# Polishing/cleaning nickel guns



## Knotmuch (Feb 18, 2010)

What do you guys use to: 1) clean nickel finish, 2) polish nickel finish? Thanks guys.


----------



## Henpecked (Feb 18, 2010)

I find nickel to be pretty responsive to plain old WD-40.  I bet renaissance wax would do a good job, too.  Of course, a real gunsmith will likely chime in here to say both will ruin your gun so I'd probably wait for someone else before using either.


----------



## ironhead7544 (Feb 19, 2010)

Dont leave Hoppes #9 on the nickel.  It will hurt the surface.  WD40 wont hurt if as long as you dont put the gun in a velvet case.  Flitz is good for the field.  Nickel is more resistant to rust than stainless steel.


----------



## kracker (Feb 19, 2010)

Pencil eraser to clean, flitz to polish.


----------



## Twenty five ought six (Feb 19, 2010)

Flitz.

I'm not sure that you need to polish nickel once it's been cleaned.


----------



## Gunplumber Mike (Feb 19, 2010)

Hoppes #9 is very bad for plated parts.  It used to be in the fine print of the paper packed with the bottles.  It is best to stay away from any harsh chemical when dealing with plating.  If it has an amonia smell, don't use it.


----------



## EMC-GUN (Feb 19, 2010)

Flitz.
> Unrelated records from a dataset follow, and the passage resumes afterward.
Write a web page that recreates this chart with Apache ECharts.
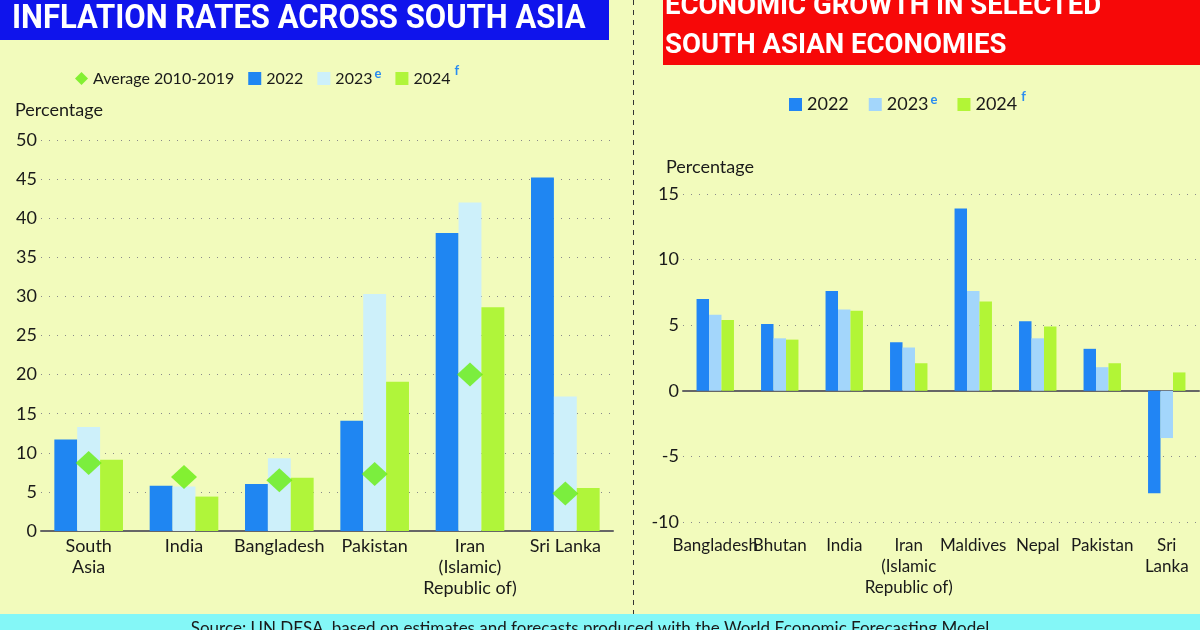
<!DOCTYPE html>
<html>
<head>
<meta charset="utf-8">
<title>Inflation and growth in South Asia</title>
<script src="https://cdn.jsdelivr.net/npm/echarts@6/dist/echarts.min.js"></script>
<style>
  html, body { margin: 0; padding: 0; background: #f2fbbc; }
  #chart { width: 1200px; height: 630px; }
</style>
</head>
<body>
<div id="chart"></div>
<script>
// inflation chart (left)
let inflationCountries = ['South\nAsia', 'India', 'Bangladesh', 'Pakistan', 'Iran\n(Islamic)\nRepublic of)', 'Sri Lanka']
let inflationAvg = [8.7, 6.9, 6.5, 7.3, 20.0, 4.8]
let inflation2022 = [11.7, 5.8, 6.0, 14.1, 38.1, 45.2]
let inflation2023 = [13.3, 5.7, 9.3, 30.3, 42.0, 17.2]
let inflation2024 = [9.1, 4.4, 6.8, 19.1, 28.6, 5.5]
let inflationTicks = [0, 50, 5]

// growth chart (right)
let growthCountries = ['Bangladesh', 'Bhutan', 'India', 'Iran\n(Islamic\nRepublic of)', 'Maldives', 'Nepal', 'Pakistan', 'Sri\nLanka']
let growth2022 = [7.0, 5.1, 7.6, 3.7, 13.9, 5.3, 3.2, -7.8]
let growth2023 = [5.8, 4.0, 6.2, 3.3, 7.6, 4.0, 1.8, -3.6]
let growth2024 = [5.4, 3.9, 6.1, 2.1, 6.8, 4.9, 2.1, 1.4]
let growthTicks = [-10, 15, 5]

let font = 'Lato'
let textColor = '#1a1a1a'

function legendLabel (name) {
  let n = name.trim()
  if (n === '2023') return '2023{e|e}'
  if (n === '2024') return '2024{f|f}'
  return n
}
let legendRich = {
  e: { color: '#2a8cf0', fontSize: 13, fontWeight: 'bold', fontFamily: font, padding: [0, 0, 10, 2] },
  f: { color: '#2a8cf0', fontSize: 13, fontWeight: 'bold', fontFamily: font, padding: [0, 0, 16, 4] }
}

function valueAxis (gridIndex, ticks) {
  return {
    type: 'value',
    gridIndex: gridIndex,
    min: ticks[0],
    max: ticks[1],
    interval: ticks[2],
    axisLine: { show: false },
    axisTick: { show: false },
    axisLabel: { color: textColor, fontSize: 18, fontFamily: font, margin: 4 },
    splitLine: { lineStyle: { color: '#8a8a8a', type: [1, 7], width: 1 } }
  }
}

function categoryAxis (gridIndex, data, margin, size) {
  return {
    type: 'category',
    gridIndex: gridIndex,
    data: data,
    axisTick: { show: false },
    axisLine: { onZero: true, lineStyle: { color: '#666', width: 2 } },
    axisLabel: { interval: 0, color: textColor, fontSize: size, fontFamily: font, lineHeight: 21, margin: margin }
  }
}

let myChart = echarts.init(document.getElementById('chart'))
let option = {
  backgroundColor: '#f2fbbc',
  animation: false,
  grid: [
    { left: 41, top: 140, width: 572, height: 391 },
    { left: 683, top: 194, width: 516, height: 328 }
  ],
  xAxis: [
    categoryAxis(0, inflationCountries, 5, 18),
    categoryAxis(1, growthCountries, 13, 17)
  ],
  yAxis: [
    valueAxis(0, inflationTicks),
    valueAxis(1, growthTicks)
  ],
  legend: [{
    left: 70,
    top: 59,
    itemWidth: 13,
    itemHeight: 13,
    itemGap: 14,
    data: [
      { name: 'Average 2010-2019', icon: 'diamond', itemStyle: { color: '#66ee0f' } },
      { name: '2022', icon: 'rect' },
      { name: '2023', icon: 'rect' },
      { name: '2024', icon: 'rect' }
    ],
    formatter: legendLabel,
    textStyle: { color: textColor, fontSize: 16, fontFamily: font, rich: legendRich }
  }, {
    left: 784,
    top: 85,
    itemWidth: 13,
    itemHeight: 13,
    itemGap: 20,
    data: [
      { name: '2022 ', icon: 'rect' },
      { name: '2023 ', icon: 'rect' },
      { name: '2024 ', icon: 'rect' }
    ],
    formatter: legendLabel,
    textStyle: { color: textColor, fontSize: 18, fontFamily: font, rich: legendRich }
  }],
  series: [{
    name: '2022',
    type: 'bar',
    xAxisIndex: 0,
    yAxisIndex: 0,
    data: inflation2022,
    barGap: '0%',
    barCategoryGap: '28%',
    itemStyle: { color: '#1f86f2' }
  }, {
    name: '2023',
    type: 'bar',
    xAxisIndex: 0,
    yAxisIndex: 0,
    data: inflation2023,
    itemStyle: { color: '#cdf0fa' }
  }, {
    name: '2024',
    type: 'bar',
    xAxisIndex: 0,
    yAxisIndex: 0,
    data: inflation2024,
    itemStyle: { color: '#b0f53a' }
  }, {
    name: 'Average 2010-2019',
    type: 'scatter',
    xAxisIndex: 0,
    yAxisIndex: 0,
    symbol: 'diamond',
    symbolSize: [26, 24],
    z: 5,
    data: inflationAvg,
    itemStyle: { color: '#66ee0f' }
  }, {
    name: '2022 ',
    type: 'bar',
    xAxisIndex: 1,
    yAxisIndex: 1,
    data: growth2022,
    barGap: '0%',
    barCategoryGap: '42%',
    itemStyle: { color: '#2185f4' }
  }, {
    name: '2023 ',
    type: 'bar',
    xAxisIndex: 1,
    yAxisIndex: 1,
    data: growth2023,
    itemStyle: { color: '#a3d6fb' }
  }, {
    name: '2024 ',
    type: 'bar',
    xAxisIndex: 1,
    yAxisIndex: 1,
    data: growth2024,
    itemStyle: { color: '#b2f536' }
  }],
  graphic: [
    // title boxes
    { type: 'rect', left: 0, top: 0, shape: { width: 609, height: 40 }, style: { fill: '#0f14ec' } },
    {
      type: 'text', x: 12, y: 20, scaleX: 0.94,
      style: { text: 'INFLATION RATES ACROSS SOUTH ASIA', fill: '#fff', font: 'bold 33px Roboto', verticalAlign: 'middle' }
    },
    { type: 'rect', left: 663, top: 0, shape: { width: 537, height: 65 }, style: { fill: '#f70808' } },
    {
      type: 'text', x: 665, y: 21, scaleX: 1.02,
      style: { text: 'ECONOMIC GROWTH IN SELECTED', fill: '#fff', font: 'bold 27px Roboto', verticalAlign: 'bottom' }
    },
    {
      type: 'text', x: 665, y: 60, scaleX: 1.02,
      style: { text: 'SOUTH ASIAN ECONOMIES', fill: '#fff', font: 'bold 27px Roboto', verticalAlign: 'bottom' }
    },
    // divider
    { type: 'line', shape: { x1: 633.5, y1: 0, x2: 633.5, y2: 614 }, style: { stroke: '#333', lineWidth: 1, lineDash: [5, 5] } },
    // axis names
    { type: 'text', x: 15, y: 110, style: { text: 'Percentage', fill: textColor, font: '18px Lato', verticalAlign: 'middle' } },
    { type: 'text', x: 666, y: 167, style: { text: 'Percentage', fill: textColor, font: '18px Lato', verticalAlign: 'middle' } },
    // source band
    { type: 'rect', left: 0, top: 614, shape: { width: 1200, height: 16 }, style: { fill: '#84f7f7' } },
    {
      type: 'text', x: 590, y: 620,
      style: { text: 'Source: UN DESA, based on estimates and forecasts produced with the World Economic Forecasting Model', fill: textColor, font: '17px Lato', align: 'center', verticalAlign: 'top' }
    }
  ]
}
myChart.setOption(option)
</script>
</body>
</html>
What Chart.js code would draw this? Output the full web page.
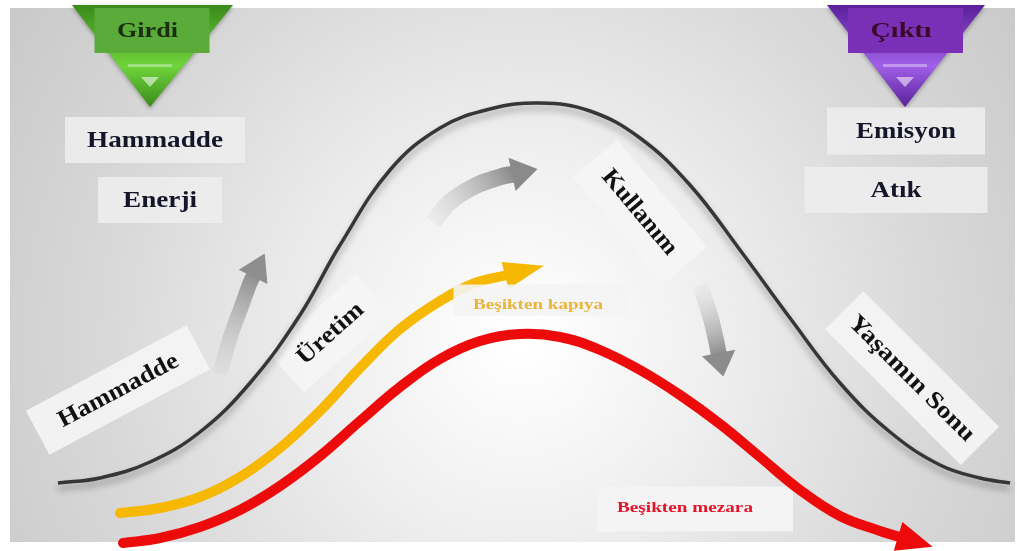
<!DOCTYPE html>
<html lang="tr">
<head>
<meta charset="utf-8">
<title>Yaşam Döngüsü</title>
<script src="https://cdn.jsdelivr.net/npm/chart.js@4.4.1/dist/chart.umd.min.js"></script>
<style>
    html, body { margin: 0; padding: 0; background: #ffffff; }
    #wrap { width: 1017px; height: 551px; position: relative; }
</style>
</head>
<body>
<div id="wrap"><canvas id="lifeChart"></canvas></div>
<script>
// Curves (x to the right, y downwards, in picture units)
const lifeX = [58, 100, 150, 200, 250, 300, 340, 390, 440, 490, 540, 590, 640, 690, 740, 790, 840, 890, 940, 980, 1010];
const lifeY = [483, 478, 462, 432, 383, 315, 245, 170, 128, 109, 103, 111, 138, 185, 250, 318, 383, 432, 465, 478, 483];

const gateX = [120, 160, 200, 240, 280, 320, 360, 400, 440, 475, 507];
const gateY = [513, 508, 497, 477, 448, 411, 368, 329, 301, 283, 275];

const graveX = [123, 160, 200, 240, 280, 320, 360, 400, 440, 480, 520, 560, 600, 640, 680, 720, 760, 800, 840, 880, 900];
const graveY = [543, 538, 527, 510, 486, 456, 421, 387, 359, 341, 334, 337, 350, 370, 395, 424, 457, 490, 516, 531, 537];

// Gray step arrows
const upX = [220, 230, 242, 250, 254];
const upY = [374, 338, 305, 283, 275];
const overX = [433, 450, 475, 500, 514];
const overY = [222, 202, 186, 177, 174];
const downX = [700, 710, 716, 719];
const downY = [285, 315, 340, 355];

// Texts
const inputTitle = 'Girdi';
const outputTitle = 'Çıktı';
const inputs = ['Hammadde', 'Enerji'];
const outputs = ['Emisyon', 'Atık'];
const stages = ['Hammadde', 'Üretim', 'Kullanım', 'Yaşamın Sonu'];
const scopes = ['Beşikten kapıya', 'Beşikten mezara'];

// Layout of the text boxes (centre x, centre y, w, h, angle, text width)
const inputBoxes = [[155, 140, 180, 46, 0, 136], [160, 200, 124, 46, 0, 74]];
const outputBoxes = [[906, 131, 158, 47, 0, 100], [896, 190, 183, 46, 0, 51]];
const stageBoxes = [
    [118, 390, 182, 50, -28, 133],
    [330, 333, 118, 54, -42, 81],
    [640, 212, 140, 58, 50, 104],
    [912, 378, 192, 54, 45, 168]
];

// gray arrows: dataset index, x, y, faded tail colour, head colour
const grayArrows = [
    [3, upX, upY, 'rgba(200,200,200,0.2)', '#8e8e8e'],
    [4, overX, overY, 'rgba(225,225,225,0.4)', '#8a8a8a'],
    [5, downX, downY, 'rgba(225,225,225,0.3)', '#8c8c8c']
];

function pt(chart, x, y) {
    return [chart.scales.x.getPixelForValue(x), chart.scales.y.getPixelForValue(y)];
}

function toPoints(xs, ys) {
    return xs.map((x, i) => ({ x: x, y: ys[i] }));
}

// text squeezed/stretched to the width seen in the picture
function fitText(ctx, text, cx, cy, size, width, color, angle) {
    ctx.save();
    ctx.translate(cx, cy);
    ctx.rotate((angle || 0) * Math.PI / 180);
    ctx.font = 'bold ' + size + 'px "Liberation Serif", "Times New Roman", serif';
    ctx.textAlign = 'center';
    ctx.textBaseline = 'middle';
    const w = ctx.measureText(text).width;
    ctx.scale(width / w, 1);
    ctx.fillStyle = color;
    ctx.fillText(text, 0, 1);
    ctx.restore();
}

function box(ctx, cx, cy, w, h, angle, fill) {
    ctx.save();
    ctx.translate(cx, cy);
    ctx.rotate(angle * Math.PI / 180);
    ctx.fillStyle = fill;
    ctx.fillRect(-w / 2, -h / 2, w, h);
    ctx.restore();
}

function funnel(ctx, chart, left, right, tipX, tipY, dark, light, boxFill, title, textColor) {
    const a = pt(chart, left, 5), b = pt(chart, right, 5), t = pt(chart, tipX, tipY);
    const g = ctx.createLinearGradient(0, a[1], 0, t[1]);
    g.addColorStop(0, dark);
    g.addColorStop(0.6, light);
    g.addColorStop(1, dark);
    ctx.save();
    ctx.shadowColor = 'rgba(0,0,0,0.3)';
    ctx.shadowBlur = 4;
    ctx.shadowOffsetY = 2;
    ctx.beginPath();
    ctx.moveTo(a[0], a[1]);
    ctx.lineTo(b[0], b[1]);
    ctx.lineTo(t[0], t[1]);
    ctx.closePath();
    ctx.fillStyle = g;
    ctx.fill();
    ctx.restore();
    // highlight and small chevron
    ctx.save();
    ctx.fillStyle = 'rgba(255,255,255,0.35)';
    ctx.fillRect(t[0] - 22, t[1] - 43, 44, 3);
    ctx.beginPath();
    ctx.moveTo(t[0] - 9, t[1] - 30);
    ctx.lineTo(t[0] + 9, t[1] - 30);
    ctx.lineTo(t[0], t[1] - 20);
    ctx.closePath();
    ctx.fillStyle = 'rgba(255,255,255,0.55)';
    ctx.fill();
    ctx.restore();
    const bx = (a[0] + b[0]) / 2;
    ctx.fillStyle = boxFill;
    ctx.fillRect(bx - 58, 8, 115, 45);
    fitText(ctx, title, bx - 5, 31, 21, 61, textColor, 0);
}

function head(ctx, chart, xs, ys, len, wid, color) {
    const n = xs.length;
    const p = pt(chart, xs[n - 1], ys[n - 1]);
    const q = pt(chart, xs[n - 2], ys[n - 2]);
    const ang = Math.atan2(p[1] - q[1], p[0] - q[0]);
    ctx.save();
    ctx.translate(p[0], p[1]);
    ctx.rotate(ang);
    ctx.beginPath();
    ctx.moveTo(-2, -wid / 2);
    ctx.lineTo(len, 0);
    ctx.lineTo(-2, wid / 2);
    ctx.closePath();
    ctx.fillStyle = color;
    ctx.fill();
    ctx.restore();
}

const decor = {
    id: 'decor',
    beforeDraw(chart) {
        const ctx = chart.ctx;
        ctx.save();
        ctx.fillStyle = '#ffffff';
        ctx.fillRect(0, 0, chart.width, chart.height);
        const c = pt(chart, 520, 340);
        const g = ctx.createRadialGradient(c[0], c[1], 10, c[0], c[1], 620);
        g.addColorStop(0, '#ffffff');
        g.addColorStop(0.3, '#efefef');
        g.addColorStop(0.65, '#d9d9d9');
        g.addColorStop(1, '#c8c8c8');
        ctx.fillStyle = g;
        ctx.fillRect(10, 8, 1005, 534);
        ctx.restore();

        // inputs / outputs
        funnel(ctx, chart, 72, 233, 150, 107, '#3a8a1a', '#6fd43a', '#5aab3a', inputTitle, '#1c2e12');
        funnel(ctx, chart, 827, 985, 905, 107, '#5a1f9a', '#a060e8', '#7a30b6', outputTitle, '#3a0a2a');
        inputs.forEach((t, i) => {
            const b = inputBoxes[i];
            box(ctx, b[0], b[1], b[2], b[3], b[4], 'rgba(236,236,236,0.95)');
            fitText(ctx, t, b[0], b[1], 23, b[5], '#16162a', b[4]);
        });
        outputs.forEach((t, i) => {
            const b = outputBoxes[i];
            box(ctx, b[0], b[1], b[2], b[3], b[4], 'rgba(236,236,236,0.95)');
            fitText(ctx, t, b[0], b[1], 23, b[5], '#16162a', b[4]);
        });
        stages.forEach((t, i) => {
            const b = stageBoxes[i];
            box(ctx, b[0], b[1], b[2], b[3], b[4], 'rgba(245,245,245,0.9)');
            fitText(ctx, t, b[0], b[1], 24, b[5], '#111111', b[4]);
        });
        // Beşikten mezara label sits under the red curve
        box(ctx, 695, 509, 196, 45, 0, 'rgba(244,244,244,0.97)');
        fitText(ctx, scopes[1], 685, 507, 15, 136, '#e2162a', 0);
    },
    beforeDatasetsDraw(chart) {
        // gradients for the gray arrows need the finished scales
        grayArrows.forEach(([idx, xs, ys, c0, c1]) => {
            const meta = chart.getDatasetMeta(idx);
            const a = pt(chart, xs[0], ys[0]);
            const b = pt(chart, xs[xs.length - 1], ys[ys.length - 1]);
            const g = chart.ctx.createLinearGradient(a[0], a[1], b[0], b[1]);
            g.addColorStop(0, c0);
            g.addColorStop(1, c1);
            meta.dataset.options.borderColor = g;
        });
    },
    beforeDatasetDraw(chart, args) {
        if (args.index === 0) {
            chart.ctx.save();
            chart.ctx.shadowColor = 'rgba(0,0,0,0.35)';
            chart.ctx.shadowBlur = 7;
            chart.ctx.shadowOffsetY = 5;
        }
    },
    afterDatasetDraw(chart, args) {
        if (args.index === 0) chart.ctx.restore();
    },
    afterDatasetsDraw(chart) {
        const ctx = chart.ctx;
        head(ctx, chart, gateX, gateY, 38, 28, '#f6b800');
        head(ctx, chart, graveX, graveY, 34, 30, '#ec0a0a');
        grayArrows.forEach(([idx, xs, ys, c0, c1], i) => {
            head(ctx, chart, xs, ys, [24, 24, 22][i], [32, 34, 34][i], c1);
        });
        // Beşikten kapıya label over the yellow arrow
        box(ctx, 541, 300, 175, 31, 0, 'rgba(244,244,244,0.9)');
        fitText(ctx, scopes[0], 538, 304, 15, 130, '#e9b53a', 0);
    }
};

function createChart() {
    const ctx = document.getElementById('lifeChart').getContext('2d');
    new Chart(ctx, {
        type: 'line',
        data: {
            datasets: [
                { data: toPoints(lifeX, lifeY), borderColor: '#363636', borderWidth: 3.5, tension: 0.4 },
                { data: toPoints(gateX, gateY), borderColor: '#f6b800', borderWidth: 10, tension: 0.4, borderCapStyle: 'round' },
                { data: toPoints(graveX, graveY), borderColor: '#ec0a0a', borderWidth: 10, tension: 0.4, borderCapStyle: 'round' },
                { data: toPoints(upX, upY), borderColor: '#8e8e8e', borderWidth: 15, tension: 0.4 },
                { data: toPoints(overX, overY), borderColor: '#8a8a8a', borderWidth: 17, tension: 0.4 },
                { data: toPoints(downX, downY), borderColor: '#8c8c8c', borderWidth: 16, tension: 0.4 }
            ]
        },
        options: {
            responsive: true,
            maintainAspectRatio: false,
            animation: false,
            layout: { padding: 0 },
            elements: { point: { radius: 0 } },
            datasets: { line: { clip: false } },
            scales: {
                x: { type: 'linear', min: 0, max: 1017, display: false },
                y: { type: 'linear', min: 0, max: 551, reverse: true, display: false }
            },
            plugins: { legend: { display: false }, tooltip: { enabled: false } }
        },
        plugins: [decor]
    });
}

document.addEventListener('DOMContentLoaded', () => {
    createChart();
});
</script>
</body>
</html>
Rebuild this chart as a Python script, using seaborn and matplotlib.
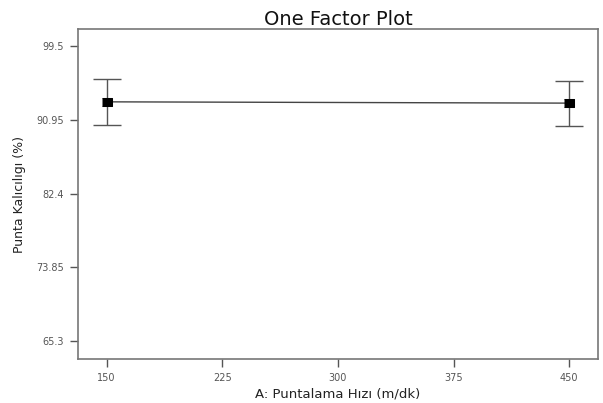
import matplotlib
matplotlib.use("Agg")
import matplotlib.pyplot as plt
import seaborn as sns
import pandas as pd

speed = [150, 450]
mean = [93.05, 92.9]
lower = [90.4, 90.25]
upper = [95.7, 95.5]
xticks = [150, 225, 300, 375, 450]
yticks = [65.3, 73.85, 82.4, 90.95, 99.5]

sns.set_theme(style="white")
plt.rcParams['font.family'] = ['DejaVu Sans']

df = pd.DataFrame({"speed": speed, "mean": mean})
fig = plt.figure(figsize=(6.03, 4.03), dpi=100)
ax = fig.add_axes([0.129, 0.109, 0.863, 0.819])

yerr = [[m - l for m, l in zip(mean, lower)], [u - m for m, u in zip(mean, upper)]]
ax.errorbar(speed, mean, yerr=yerr, fmt='none', ecolor='#555555', elinewidth=1.0,
            capsize=10, capthick=1.0)
sns.lineplot(data=df, x="speed", y="mean", ax=ax, color='#444444', linewidth=1.0,
             marker=[(-1.3, -1), (1.3, -1), (1.3, 1), (-1.3, 1)], markersize=7,
             markerfacecolor='black', markeredgecolor='black')

ax.set_xlim(131.25, 468.75)
ax.set_ylim(63.2, 101.5)
ax.set_xticks(xticks)
ax.set_xticklabels([str(v) for v in xticks])
ax.set_yticks(yticks)
ax.set_yticklabels([f"{v:g}" for v in yticks])
ax.tick_params(axis='both', labelsize=7, labelcolor='#555555', color='#555555',
               length=6, width=1, direction='out', bottom=True, left=True, pad=4)
for s in ax.spines.values():
    s.set_color('#777777')
    s.set_linewidth(1.2)

ax.set_title("One Factor Plot", fontsize=14, color='#111111', pad=3)
ax.set_xlabel("A: Puntalama Hızı (m/dk)", fontsize=9.5, color='#222222', labelpad=3)
ax.set_ylabel("Punta Kalıcılıgı (%)", fontsize=9, color='#222222', labelpad=7)

fig.savefig("out.png", dpi=100)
Bought a Smith Model 10 PD turn in once that was nickle. It was from Detroit PD. It had an even dull frosting all over the gun. After Flitz it was like a mirror!


----------



## Knotmuch (Feb 19, 2010)

Thanks guys. I'll get some Flitz.


----------



## ironhead7544 (Feb 20, 2010)

Flitz is mainly a wax.  There is a rust remover and a very small amount of polishing compound.  They also make a wax for guns without the extras.  Dont use Flitz on a fake case hardening.  It will remove it.


----------



## Terry May (Mar 1, 2010)

Do not use anything with a copper remover/solvent.  On most nickle guns the guns are coated in a copper finish and then the nickle is applied on top.  That is why many nickle guns have a yellowish/golden hue in the light(especially Colts).  The copper solvent will get under the nickle and remove the copper foundation, causing the nickle to peel/flake off.


----------